▶ **Prompt**
Word for word, extract the first line of the records below and each line after it, up to and including the line with "ax.text(b0 + (n". Pictures are left out.

(Data records)
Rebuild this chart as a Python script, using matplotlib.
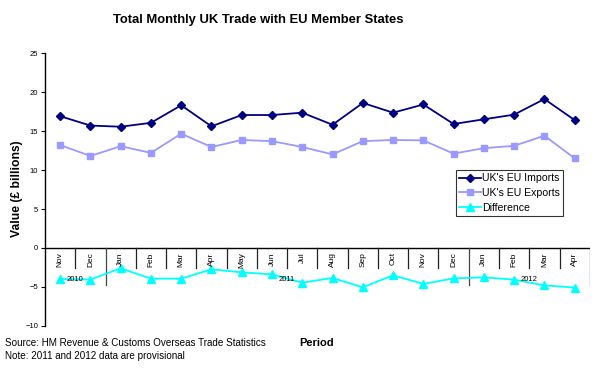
import matplotlib
matplotlib.use("Agg")
import matplotlib.pyplot as plt
import numpy as np

plt.rcParams['font.family'] = ['Liberation Sans', 'DejaVu Sans']

months = ["Nov", "Dec", "Jan", "Feb", "Mar", "Apr", "May", "Jun", "Jul", "Aug",
          "Sep", "Oct", "Nov", "Dec", "Jan", "Feb", "Mar", "Apr"]
years = ["2010", "2011", "2012"]
year_counts = [2, 12, 4]
imports = [16.9, 15.7, 15.55, 16.05, 18.3, 15.6, 17.05, 17.05, 17.35, 15.8,
           18.6, 17.35, 18.4, 15.9, 16.5, 17.1, 19.1, 16.4]
exports = [13.2, 11.8, 13.05, 12.2, 14.65, 12.95, 13.85, 13.7, 12.95, 12.0,
           13.7, 13.85, 13.8, 12.1, 12.8, 13.1, 14.4, 11.5]
difference = [-3.97, -4.05, -2.6, -3.93, -3.93, -2.73, -3.12, -3.38, -4.44, -3.85,
              -5.04, -3.5, -4.6, -3.9, -3.76, -4.06, -4.79, -5.08]

fig = plt.figure(figsize=(6, 3.76), dpi=100)
ax = fig.add_axes([0.075, 0.133, 0.908, 0.726])

x = np.arange(len(months))
ax.plot(x, imports, color='#000080', marker='D', markersize=4, lw=1.3, label="UK's EU Imports")
ax.plot(x, exports, color='#9999FF', marker='s', markersize=5, lw=1.3, label="UK's EU Exports")
ax.plot(x, difference, color='#00FFFF', marker='^', markersize=6, lw=1.3, label="Difference")

ax.set_xlim(-0.5, len(months) - 0.5)
ax.set_ylim(-10, 25)
ax.set_yticks(np.arange(-10, 26, 5))
ax.tick_params(axis='y', labelsize=5.5, length=3, width=0.8, pad=2)
ax.set_xticks([])
for s in ['top', 'right', 'bottom']:
    ax.spines[s].set_visible(False)
ax.spines['left'].set_linewidth(1.0)
ax.axhline(0, color='black', lw=1.0, zorder=1)

# month labels
for i, m in enumerate(months):
    ax.text(i, -0.55, m, rotation=90, ha='center', va='top', fontsize=6)
# separators
boundaries = np.cumsum([0] + year_counts)
year_edges = set(int(b) for b in boundaries)
for k in range(len(months) + 1):
    xb = k - 0.5
    if k in year_edges and k != 0:
        ax.plot([xb, xb], [0, -4.7], color='#444444', lw=0.9, zorder=1)
    elif k != 0:
        ax.plot([xb, xb], [0, -2.6], color='#222222', lw=0.9, zorder=1)
for yname, b0, n in zip(years, boundaries[:-1], year_counts):
    ax.text(b0 + (n - 1) / 2, -4.1, yname, ha='center', va='center', fontsize=5.5)

fig.text(0.028, 0.498, "Value (£ billions)", rotation=90, ha='center', va='center',
         fontsize=8.7, fontweight='bold')
fig.text(0.43, 0.947, "Total Monthly UK Trade with EU Member States", ha='center', va='center',
         fontsize=9.4, fontweight='bold')
fig.text(0.528, 0.088, "Period", ha='center', va='center', fontsize=8, fontweight='bold')
fig.text(0.008, 0.088, "Source: HM Revenue & Customs Overseas Trade Statistics", ha='left', va='center',
         fontsize=7.1)
fig.text(0.008, 0.053, "Note: 2011 and 2012 data are provisional", ha='left', va='center', fontsize=7.1)

leg = ax.legend(loc='upper left', bbox_to_anchor=(0.755, 0.571), fontsize=7.6, frameon=True,
                fancybox=False, edgecolor='black', handlelength=2.0, handletextpad=0.15,
                borderpad=0.3, labelspacing=0.45, borderaxespad=0)
leg.get_frame().set_linewidth(0.8)

fig.savefig("out.png", dpi=100)
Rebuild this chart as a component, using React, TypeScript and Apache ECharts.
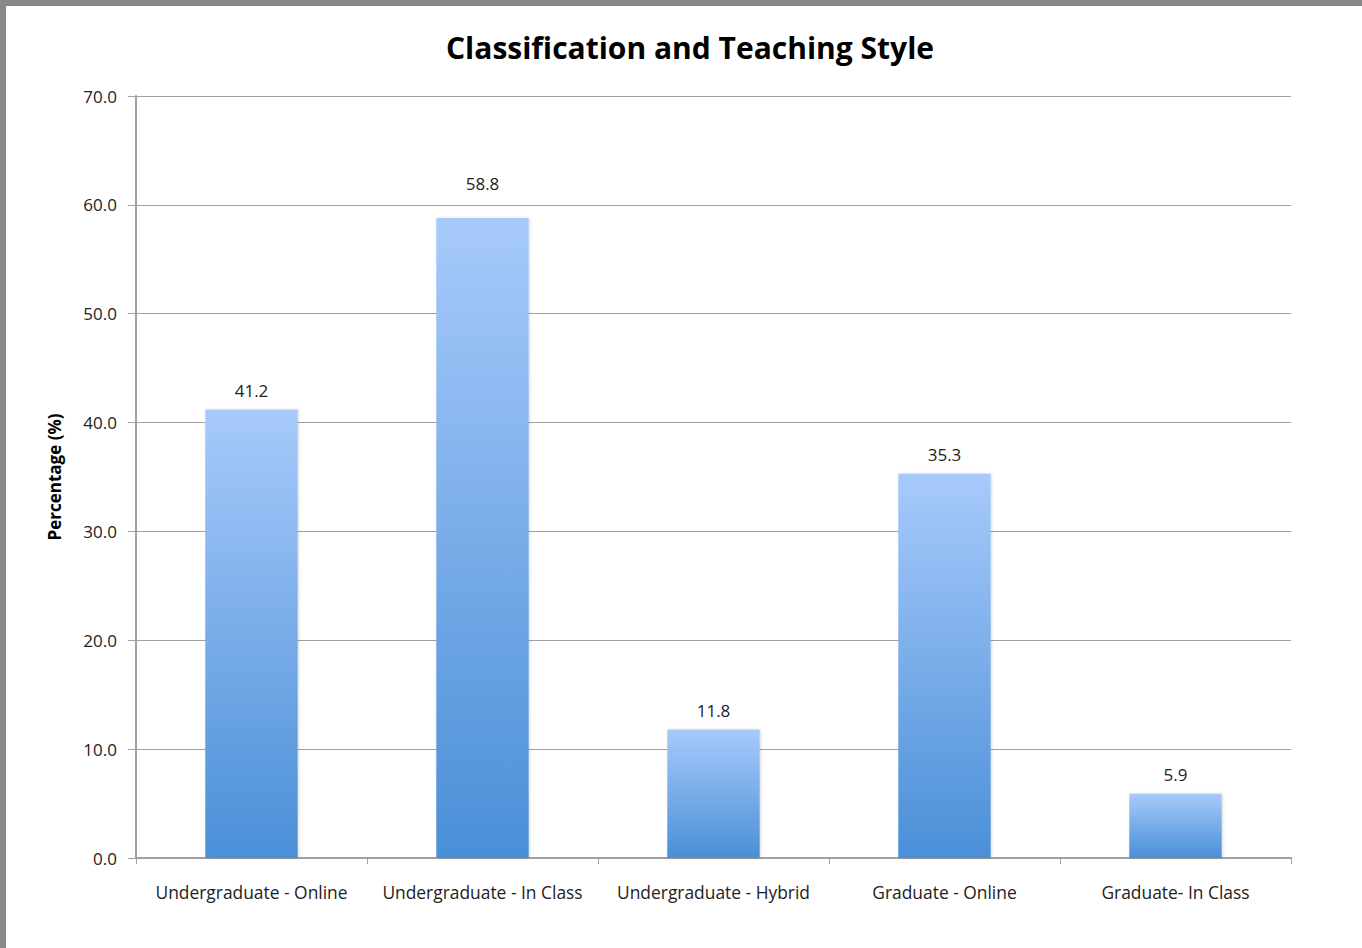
import React, { useEffect, useRef } from "react";
import * as echarts from "echarts";

const categories = [
  "Undergraduate - Online",
  "Undergraduate - In Class",
  "Undergraduate - Hybrid",
  "Graduate - Online",
  "Graduate- In Class",
];
const percentages = [41.2, 58.8, 11.8, 35.3, 5.9];
const yTicks = { min: 0, max: 70, interval: 10 };

const FONT = "'Open Sans', 'Noto Sans', sans-serif";

export default function App() {
  const ref = useRef<HTMLDivElement>(null);
  useEffect(() => {
    if (!ref.current) return;
    const chart = echarts.init(ref.current, undefined, { renderer: "svg" });
    const barData = percentages.map((v, i) =>
      i === 1 ? { value: v, label: { distance: 26 } } : { value: v }
    );
    chart.setOption({
      animation: false,
      backgroundColor: "#ffffff",
      title: {
        text: "Classification and Teaching Style",
        left: 685,
        top: 27,
        textAlign: "center",
        textStyle: { fontFamily: FONT, fontSize: 30, fontWeight: "bold", color: "#000" },
      },
      graphic: [
        { type: "rect", shape: { x: 0, y: 0, width: 1362, height: 6 }, style: { fill: "#888888" } },
        { type: "rect", shape: { x: 0, y: 0, width: 6, height: 948 }, style: { fill: "#888888" } },
      ],
      grid: { left: 136, right: 71, top: 96, bottom: 90, containLabel: false },
      xAxis: {
        type: "category",
        data: categories,
        axisLine: { show: true, lineStyle: { color: "#a0a0a0", width: 2 } },
        axisTick: { show: true, alignWithLabel: false, length: 6, lineStyle: { color: "#a0a0a0" } },
        axisLabel: { interval: 0, fontFamily: FONT, fontSize: 17.4, color: "#222", margin: 25 },
      },
      yAxis: {
        type: "value",
        min: yTicks.min,
        max: yTicks.max,
        interval: yTicks.interval,
        name: "Percentage (%)",
        nameLocation: "middle",
        nameGap: 73,
        nameTextStyle: { fontFamily: FONT, fontSize: 17, fontWeight: "bold", color: "#000" },
        axisLine: { show: true, lineStyle: { color: "#a0a0a0", width: 2 } },
        axisTick: { show: true, inside: false, length: 8, lineStyle: { color: "#a0a0a0" } },
        axisLabel: {
          fontFamily: FONT,
          fontSize: 17,
          color: "#222",
          margin: 19,
          formatter: (v: number) => v.toFixed(1),
        },
        splitLine: { show: true, lineStyle: { color: "#a0a0a0", width: 1 } },
      },
      series: [
        {
          type: "bar",
          data: barData,
          barWidth: "40%",
          itemStyle: {
            color: new echarts.graphic.LinearGradient(0, 0, 0, 1, [
              { offset: 0, color: "#a7cafb" },
              { offset: 1, color: "#4a8fd7" },
            ]),
            shadowColor: "rgba(0,0,0,0.15)",
            shadowBlur: 3,
            shadowOffsetX: 1,
          },
          label: {
            show: true,
            position: "top",
            distance: 11,
            fontFamily: FONT,
            fontSize: 17,
            color: "#222",
            formatter: (p: any) => Number(p.value).toFixed(1),
          },
        },
      ],
    });
    return () => chart.dispose();
  }, []);
  return (
    <div
      ref={ref}
      style={{ position: "fixed", left: 0, top: 0, width: 1362, height: 948 }}
    />
  );
}
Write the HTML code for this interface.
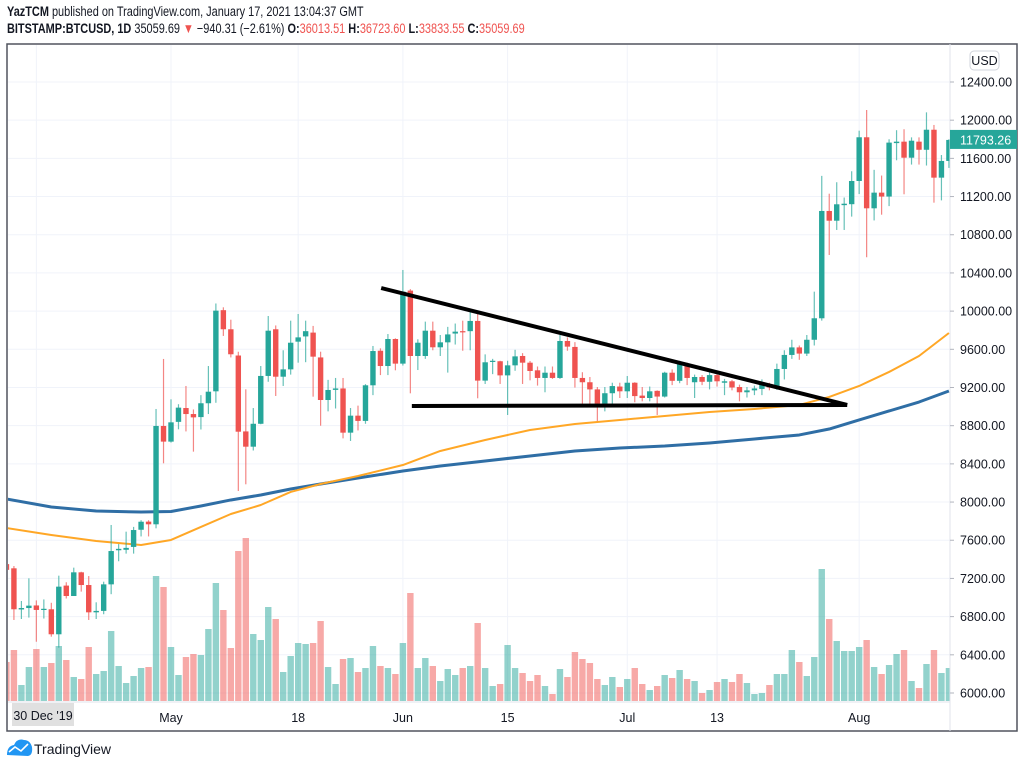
<!DOCTYPE html>
<html><head><meta charset="utf-8"><style>
body{margin:0;background:#fff;width:1024px;height:768px;overflow:hidden;font-family:"Liberation Sans",sans-serif;}
#hdr1{position:absolute;left:7px;top:4px;font-size:13.5px;color:#131722;transform:scaleX(0.81);transform-origin:0 0;white-space:nowrap;}
#hdr2{position:absolute;left:7px;top:21px;font-size:13.5px;color:#131722;transform:scaleX(0.81);transform-origin:0 0;white-space:nowrap;}
.r{color:#ef5350}
svg{position:absolute;left:0;top:0}
</style></head><body>
<div id="hdr1"><b>YazTCM</b> published on TradingView.com, January 17, 2021 13:04:37 GMT</div>
<div id="hdr2"><b>BITSTAMP:BTCUSD, 1D</b> 35059.69 <span class="r">▼</span> −940.31 (−2.61%) <b>O:</b><span class="r">36013.51</span> <b>H:</b><span class="r">36723.60</span> <b>L:</b><span class="r">33833.55</span> <b>C:</b><span class="r">35059.69</span></div>
<svg id="chart" width="1024" height="768"></svg>
<script>
const startDay = -22;
const opens = [7350,7306,6875,6890,6917,6870,6877,6615,7125,7016,7264,7131,6845,6860,7138,7495,7500,7530,7710,7795,7767,8797,8633,8840,8985,8922,8890,9035,9160,10010,9810,9535,8740,8580,8820,9321,9810,9313,9390,9680,9735,9775,9515,9069,9175,9190,8727,8905,8850,9223,9585,9425,9708,9450,10215,9530,9530,9795,9621,9673,9765,9790,9790,9897,9272,9470,9475,9327,9432,9530,9460,9380,9300,9355,9300,9687,9625,9300,9255,9180,9030,9140,9210,9160,9250,9115,9090,9165,9105,9355,9270,9440,9255,9310,9260,9330,9250,9265,9205,9150,9170,9185,9230,9200,9394,9541,9620,9555,9700,9925,11049,10947,11110,11120,11363,11821,11077,11241,11200,11760,11775,11607,11775,11690,11900,11398,11573];
const highs = [7400,7330,6964,7201,6970,6980,6945,7229,7160,7313,7270,7225,6950,7166,7760,7560,7690,7740,7810,7810,8975,9499,9076,9025,9216,8970,9120,9425,10080,10040,9910,9575,9181,8985,9425,9949,9850,9590,9900,9970,9900,9845,9575,9280,9300,9300,8985,9010,9235,9635,9610,9760,9715,10431,10230,9705,9890,9890,9750,9835,9870,9900,9995,9970,9547,9500,9480,9480,9595,9560,9478,9420,9420,9420,9750,9725,9675,9360,9310,9205,9205,9250,9250,9320,9255,9205,9210,9170,9365,9390,9480,9460,9335,9330,9370,9350,9290,9280,9230,9205,9220,9285,9250,9450,9590,9700,9640,9750,10204,11416,11230,11350,11190,11465,11890,12107,11480,11420,11800,11895,11905,11820,11820,12082,11950,11635,11800];
const lows = [7250,6765,6775,6790,6537,6780,6590,6475,6990,7016,7062,6765,6775,6825,7035,7380,7460,7460,7640,7640,7725,8406,8623,8762,8740,8528,8760,8922,9040,9740,9515,8116,8186,8540,8815,9260,9111,9216,9335,9460,9465,9104,8800,8950,8980,8667,8640,8750,8820,9120,9330,9330,9380,9430,9139,9383,9500,9590,9530,9356,9650,9585,9590,9087,9237,9340,9237,8912,9375,9237,9275,9220,9150,9290,9290,9585,9199,9017,9017,8849,8950,9017,9090,9090,9045,9055,9055,8912,9095,9225,9245,9225,9090,9225,9180,9210,9120,9170,9055,9095,9120,9120,9170,9175,9284,9500,9490,9530,9640,9900,10588,10850,10850,10990,11226,10564,10950,11010,11100,11580,11224,11535,11535,11525,11136,11160,11500];
const closes = [7290,6877,6890,6915,6870,6882,6615,7114,7016,7264,7131,6845,6860,7138,7487,7510,7520,7707,7794,7767,8797,8633,8835,8989,8922,8887,9035,9156,10005,9810,9548,8737,8580,8820,9321,9795,9313,9390,9669,9725,9790,9523,9069,9174,9190,8727,8905,8850,9223,9582,9425,9708,9450,10204,9530,9669,9795,9621,9673,9756,9785,9780,9897,9272,9464,9480,9327,9432,9526,9460,9373,9300,9355,9300,9687,9628,9300,9255,9180,9030,9140,9215,9160,9250,9110,9090,9160,9105,9355,9270,9445,9300,9310,9260,9330,9265,9265,9200,9150,9170,9190,9230,9200,9394,9541,9620,9555,9700,9925,11049,10947,11119,11125,11363,11821,11077,11241,11200,11765,11775,11607,11785,11690,11900,11398,11573,11793];
const volumes = [39,51,16,34,52,34,38,55,41,24,22,54,27,30,70,35,18,25,33,34,125,114,54,26,44,47,46,72,118,91,53,150,163,67,61,94,82,29,45,58,57,58,80,34,17,42,43,29,33,55,35,33,27,58,108,33,43,35,20,32,26,33,35,78,33,15,17,56,33,28,20,26,15,7,32,24,49,42,38,22,16,24,14,22,33,17,11,15,26,23,31,22,20,8,11,19,22,19,27,18,7,8,16,27,27,51,39,25,44,132,82,60,50,50,54,61,34,27,36,47,51,20,13,37,51,28,33];
const maDays = [-22,-16,-10,-4,0,4,8,12,16,20,25,31,36,42,48,54,60,66,72,78,84,88,92,96,100,104];
const ma200 = [8032,7948,7906,7896,7901,7959,8022,8074,8137,8189,8252,8325,8378,8430,8483,8535,8566,8587,8619,8661,8703,8765,8860,8954,9048,9163];
const ma50 = [7728,7655,7592,7550,7603,7739,7875,7969,8106,8189,8273,8388,8535,8650,8755,8818,8860,8902,8943,8975,9017,9101,9216,9363,9530,9771];
const priceTicks = [6000,6400,6800,7200,7600,8000,8400,8800,9200,9600,10000,10400,10800,11200,11600,12000,12400];
const timeTickDays = [-18,0,17,31,45,61,73,92];
const timeTickLabels = ["","May","18","Jun","15","Jul","13","Aug"];
const trendUpper = [[28.1,10242],[90.4,9017]];
const trendLower = [[32.2,9006],[90.4,9017]];
const lastPrice = 11793.26;

const NS="http://www.w3.org/2000/svg";
const svg=document.getElementById('chart');
const X=d=>171+7.48*d;
const Y=p=>693-(p-6000)*0.09547;
const VB=701, VMAX=163, VH=163;
function mk(tag,attrs,parent){const e=document.createElementNS(NS,tag);for(const k in attrs)e.setAttribute(k,attrs[k]);(parent||svg).appendChild(e);return e;}

const defs=mk('defs',{});
const cp=mk('clipPath',{id:'plot'},defs);
mk('rect',{x:8,y:45,width:942,height:656},cp);

const grid=mk('g',{});


priceTicks.forEach(p=>{const l=mk('line',{x1:8,x2:950,y1:Y(p),y2:Y(p),stroke:'#f0f3fa','stroke-width':1},grid);});
timeTickDays.forEach(d=>{const l=mk('line',{x1:X(d),x2:X(d),y1:45,y2:701,stroke:'#f0f3fa','stroke-width':1},grid);});

const plot=mk('g',{'clip-path':'url(#plot)'});



volumes.forEach((v,i)=>{const d=startDay+i;const up=closes[i]>=opens[i];const h=v/VMAX*VH;
const r=mk('rect',{x:X(d)-3.2,y:VB-h,width:6.4,height:h,fill:up?'rgba(38,166,154,0.5)':'rgba(239,83,80,0.5)'},plot);

});

function maLine(vals,color,w,name){const pts=maDays.map((d,i)=>X(d)+','+Y(vals[i])).join(' ');
const l=mk('polyline',{points:pts,fill:'none',stroke:color,'stroke-width':w,'stroke-linejoin':'round'},plot);

}
maLine(ma200,'#2f6ea5',3,'ma-200-line');
maLine(ma50,'#ffa726',2,'ma-50-line');

opens.forEach((o,i)=>{const d=startDay+i;const c=closes[i];const up=c>=o;const col=up?'#26a69a':'#ef5350';const wc=up?'rgba(38,166,154,0.7)':'rgba(239,83,80,0.7)';
const g=mk('g',{},plot);


mk('line',{x1:X(d),x2:X(d),y1:Y(highs[i]),y2:Y(lows[i]),stroke:wc,'stroke-width':1.2},g);
const t=Y(Math.max(o,c)),b=Y(Math.min(o,c));
mk('rect',{x:X(d)-2.7,y:t,width:5.4,height:Math.max(1.2,b-t),fill:col},g);});

[trendUpper,trendLower].forEach((tl,k)=>{const l=mk('line',{x1:X(tl[0][0]),y1:Y(tl[0][1]),x2:X(tl[1][0]),y2:Y(tl[1][1]),stroke:'#000','stroke-width':4},plot);

});

mk('rect',{x:7,y:44,width:1010,height:687,fill:'none',stroke:'#50535e','stroke-width':1.5});
mk('line',{x1:950,x2:950,y1:44,y2:731,stroke:'#e0e3eb','stroke-width':1});
mk('line',{x1:8,x2:950,y1:702,y2:702,stroke:'#e0e3eb','stroke-width':1});

const pa=mk('g',{});


priceTicks.forEach(p=>{mk('line',{x1:950,x2:954,y1:Y(p),y2:Y(p),stroke:'#b2b5be'},pa);
const t=mk('text',{x:960,y:Y(p)+4.5,'font-size':12.5,fill:'#131722','font-family':'Liberation Sans, sans-serif'},pa);t.textContent=p.toFixed(2);

});
const ub=mk('rect',{x:970,y:51,width:29,height:19,rx:4,fill:'#fff',stroke:'#d1d4dc'});


const ut=mk('text',{x:984.5,y:65,'font-size':12.5,'text-anchor':'middle',fill:'#131722'});ut.textContent='USD';
const lp=mk('rect',{x:950,y:Y(lastPrice)-10,width:67,height:19,fill:'#26a69a'});


const lpt=mk('text',{x:960,y:Y(lastPrice)+4.5,'font-size':12.5,fill:'#fff'});lpt.textContent=lastPrice.toFixed(2);

const ta=mk('g',{});


timeTickDays.forEach((d,i)=>{if(!timeTickLabels[i])return;const t=mk('text',{x:X(d),y:722,'font-size':12.5,'text-anchor':'middle',fill:'#131722'},ta);t.textContent=timeTickLabels[i];

});
const db=mk('rect',{x:12,y:703,width:62,height:23,fill:'#e0e0e0'});


const dt=mk('text',{x:43,y:720,'font-size':12.5,'text-anchor':'middle',fill:'#131722'});dt.textContent="30 Dec '19";

const lg=mk('g',{});


mk('path',{d:'M7 755 Q7 746 14 745 Q17 738 24 740 Q30 740 32 747 Q33 755 28 756 Z',fill:'#2196f3'},lg);
mk('polyline',{points:'9,752 15,747 21,751 28,744',fill:'none',stroke:'#fff','stroke-width':1.6},lg);
const lt=mk('text',{x:34,y:754,'font-size':14,fill:'#131722'},lg);lt.textContent='TradingView';
</script>
</body></html>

▶ **Task result**
Rebuild this chart as a Python script, using matplotlib.
import matplotlib
matplotlib.use("Agg")
import matplotlib.pyplot as plt
import numpy as np

plt.rcParams['font.family'] = ['Liberation Sans', 'DejaVu Sans']

months = ["Nov", "Dec", "Jan", "Feb", "Mar", "Apr", "May", "Jun", "Jul", "Aug",
          "Sep", "Oct", "Nov", "Dec", "Jan", "Feb", "Mar", "Apr"]
years = ["2010", "2011", "2012"]
year_counts = [2, 12, 4]
imports = [16.9, 15.7, 15.55, 16.05, 18.3, 15.6, 17.05, 17.05, 17.35, 15.8,
           18.6, 17.35, 18.4, 15.9, 16.5, 17.1, 19.1, 16.4]
exports = [13.2, 11.8, 13.05, 12.2, 14.65, 12.95, 13.85, 13.7, 12.95, 12.0,
           13.7, 13.85, 13.8, 12.1, 12.8, 13.1, 14.4, 11.5]
difference = [-3.97, -4.05, -2.6, -3.93, -3.93, -2.73, -3.12, -3.38, -4.44, -3.85,
              -5.04, -3.5, -4.6, -3.9, -3.76, -4.06, -4.79, -5.08]

fig = plt.figure(figsize=(6, 3.76), dpi=100)
ax = fig.add_axes([0.075, 0.133, 0.908, 0.726])

x = np.arange(len(months))
ax.plot(x, imports, color='#000080', marker='D', markersize=4, lw=1.3, label="UK's EU Imports")
ax.plot(x, exports, color='#9999FF', marker='s', markersize=5, lw=1.3, label="UK's EU Exports")
ax.plot(x, difference, color='#00FFFF', marker='^', markersize=6, lw=1.3, label="Difference")

ax.set_xlim(-0.5, len(months) - 0.5)
ax.set_ylim(-10, 25)
ax.set_yticks(np.arange(-10, 26, 5))
ax.tick_params(axis='y', labelsize=5.5, length=3, width=0.8, pad=2)
ax.set_xticks([])
for s in ['top', 'right', 'bottom']:
    ax.spines[s].set_visible(False)
ax.spines['left'].set_linewidth(1.0)
ax.axhline(0, color='black', lw=1.0, zorder=1)

# month labels
for i, m in enumerate(months):
    ax.text(i, -0.55, m, rotation=90, ha='center', va='top', fontsize=6)
# separators
boundaries = np.cumsum([0] + year_counts)
year_edges = set(int(b) for b in boundaries)
for k in range(len(months) + 1):
    xb = k - 0.5
    if k in year_edges and k != 0:
        ax.plot([xb, xb], [0, -4.7], color='#444444', lw=0.9, zorder=1)
    elif k != 0:
        ax.plot([xb, xb], [0, -2.6], color='#222222', lw=0.9, zorder=1)
for yname, b0, n in zip(years, boundaries[:-1], year_counts):
    ax.text(b0 + (n - 1) / 2, -4.1, yname, ha='center', va='center', fontsize=5.5)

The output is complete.